Балетные акценты большого русского покаяния
А знаете, почему именно Нуреев?! Потому что именно он — «антискрепа».
Невозвращенец, гей. Талант, который якобы не был оценён по достоинству на тоталитарной родине, и который вынужден был реализовывать себя на «свободном западе». Где не было КГБ и уголовной статьи за мужеложство.
Где была возможность прожить свою, а не навязанную кем-то жизнь.
И вот вчера, на премьере в Большом театре, нас в очередной раз подвели к мысли, что хорошо бы покаяться. Перед геями. За их дискриминацию. Как это сделали недавно, например, в Канаде. Со слезами и миллионными компенсациями.
И осудить тоталитаризм и диктатуру.

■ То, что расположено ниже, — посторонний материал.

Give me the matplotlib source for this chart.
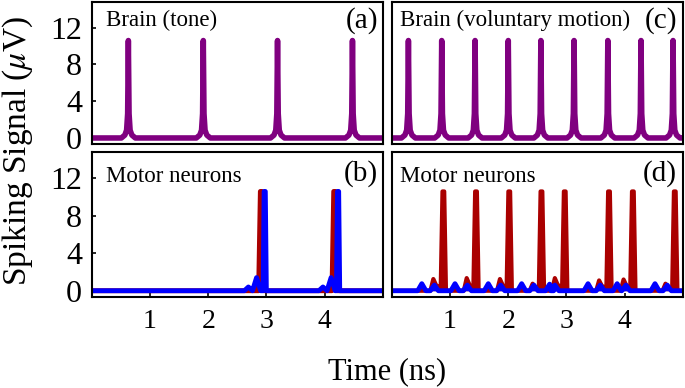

Из-за которых лучшие люди и просто гении убегали на Запад, нанося тем самым непоправимый урон нашей культуре, спорту, науке и т.д.
И вот за это мы просто обязаны каяться. И жить искуплением прошлых ошибок. Которые хорошо укладываются в простую формулу. А именно — «никогда больше»! Понимаете? Не «можем повторить», а «никогда больше».
На фоне же ареста Серебренникова и грядущих президентских выборов это «культурное событие», которое должно было стать просто премьерой сезона, заиграло новым красками. Такие себе пресловутая свобода и бунтарство против «диктатуры, ханжества и скреп».
Нет, оно изначально было провокационным. Вот тот же Марис Лиепа сегодня не актуален. Отец двоих детей, лауреат Ленинской премии и примерный гражданин СССР — ну что здесь интересного?! Ничего такого, что возбуждало бы фантазию и заставляло искать тайные подтексты. В замочную скважину его спальни и гримерки подглядывать совершенно неинтересно.
Другое дело — Нуреев, таланта которого я ничуть не умаляю, но которого можно возвести в ранг этой самой «антискрепы».
И вот уже сегодня почти никто не помнит, что режиссёр этого «шедевра», который критики назвали «иллюстрацией к статье в «Википедии», — банальный вор. И его провокационные спектакли — это просто форма интеллектуальной порнографии, возведенной в ранг высокого искусства.
Да, Нуреев был гением. Но он был не наш. От слова «совсем».
Но нам пытаются его предъявить, как нашу жертву.
Дескать, мы его отторгли, не поняли, потеряли, заставили страдать.
Из-за своего ханжества. Из-за своей «совковости». Из-за своей нетолерантности.
Хотя, если было желание просто отдать дань памяти и уважения гению Нуреева, не обязательно было делать акцент на его гомосексуальности.
Но спектакль изначально задумывался, как история прыжка к свободе. «К свободе «от» — и к свободе «для». Типичная для Серебренникова саркастически-социальная сцена побега в Ле Бурже, когда родина, насильственно тянущая артиста в цепкие объятия, воплощена в казенном женском хоре в плюшевых платьях, с солисткой, штампованно поющей о любви к отечеству. А в Европе — вольная жизнь, среди молодежи в костюмах прет-а-порте, гулянка у богачей в шубе на голое тело, перемигивания с компанией упоительно порочных («манких», как сказано в либретто) трансвеститов в Булонском лесу.»
Вот, собственно, и всё. Весь гений Нуреева, умершего от СПИДа, был использован с одной целью. Показать нам, простым и глупым смертным, как скучно и серо мы жили сами. И навязывали эту жизнь другим.
И сейчас продолжаем жить так же. В плену скреп и навязанных системой стереотипов.
Нуреев, по мнению многих, был бунтарь. На примере которого нам пытаются показать, как это прекрасно. И подталкивают к бунту. Сначала своему личному, а потом и к массовому. С какой целью? Ну, это уже решайте сами.